I'll think I'll try to be more cognizant of these things as I write so as to not unintentionally put-off people by my use of certain terms.

Thanks for reading.

jeleasure said...

Hi Jason,
I've been swamped with work over the holidays. It has not been easy to get back to blogging.
This is a very well thought out, topic. You include a lot on the Human Family and conditions based on the secular and Christian perspective and are correct.
All of the "Human Kind" (per Russ) must be 'perfect' as God is perfect.
There really is no difference in what is expected in the "post ressurectio" period of God's struggle with man. One can not be "perfect" as God is perfect if this person does not have a faith in Jesus Christ. Why? Well, this is the standard offered by God. To follow Jesus as an example as how to have relationships with God and man (humankind) and to place one's faith in Jesus as the Christ.
I'm sure I missed something. Oh, well. Good post.

Vicki said...

Hi Jason,
Jim said that I should visit you. And he went ahead and posted a link from my blog to yours. I thanked him.
Read the Matthew reference carefully because it is a particular area in which we are to be perfect. Ok, it is in loving others, not just those who love us.
Keep listening to the Lord, Jason. He is telling you wonderful things to share.

Great Googly Moogly! said...

Hi Vicki,

Thanks for the comment. I hope to have part 2 up this week and maybe part 3 before heading off to see family for vacation.

I agree that loving others (biblically, of course) is the "practical" manifestation of our call to be "perfect", but I'm heading towards something a bit more fundamental to us as human beings.

Without giving away the ending of my short series, let me just say that I'll be attempting to explain from the Scripture that for us to "be perfect as God (our Heavenly Father) is perfect" is more than just loving as He loves, or showing mercy as He shows mercy, or showing compassion as He shows compassion, etc. (as so much Christian teaching emphasizes); it's more than mimicking the attributes of God or even doing the things that God calls us to do (which is simply a setlist of things to do that anyone, with the right motivation, can do).

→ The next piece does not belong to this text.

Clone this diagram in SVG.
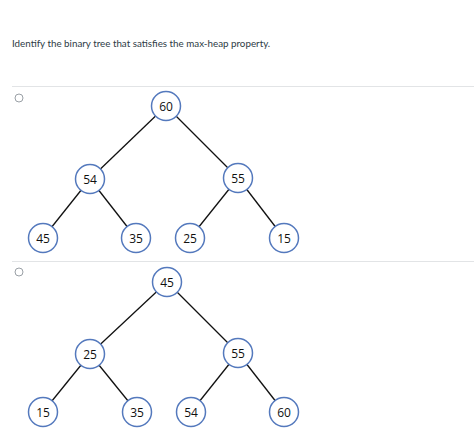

My point will be that our perfection lies not in what we do but in who we are (the recovery in Christ of who we were created to be from the beginning).

If we're to "be perfect as God is perfect", our perfection must lie in the same thing as God's perfection. God is perfect, not because of what He does (though what He does certainly is perfect) but because of who He is. God's perfection lies in the fact that He is always truly God; He's always in perfect conformity to His nature as God. Again, not because of what He does, but because of who He is. So if we are to be perfect as our Father is perfect, we must be in conformity to our created nature as "image-bearers". It's not what we do, but who we are!

This is why I began with Creation. In the original created order, we see the typoligical "perfection" of creation in the Garden of Eden, if you will. The original created order, in its typological shalomic perfection only foreshadows and prophecies of the fulness of what God intended; an intention that is not complete apart from the redemption that comes in Christ. From Creation, then, we'll have to see what happened in The Fall, we'll see what this Redemption is really all about and then we'll see what is promised in the Consummation.

My track for this brief series is: Creation, Fall, Redemption and Consummation. That's a lot of ground to cover, but my hope is to try to get us thinking about our lives as Christians in a way that, in my estimation, is greatly overlooked in contemporary Christianity.

Anyway, I hope you (and everyone else) will stick with me as I put this together. Between work, leading the worship service at church and our upcoming vacation, it may take longer than I had hoped for. But if it gets us thinking about this great salvation that we have in Christ, then it's always worth it, right?


Greg said...

Hi, GGM! Your series here goes right along with our discussion on my Frequently Asked Friday posts. I'll have to give it some more thought, but I agree with you. One of my pet peeves is that today's Christians do not believe that they can be who God has called them to be.

Looking forward to your next piece. Enjoy the break!!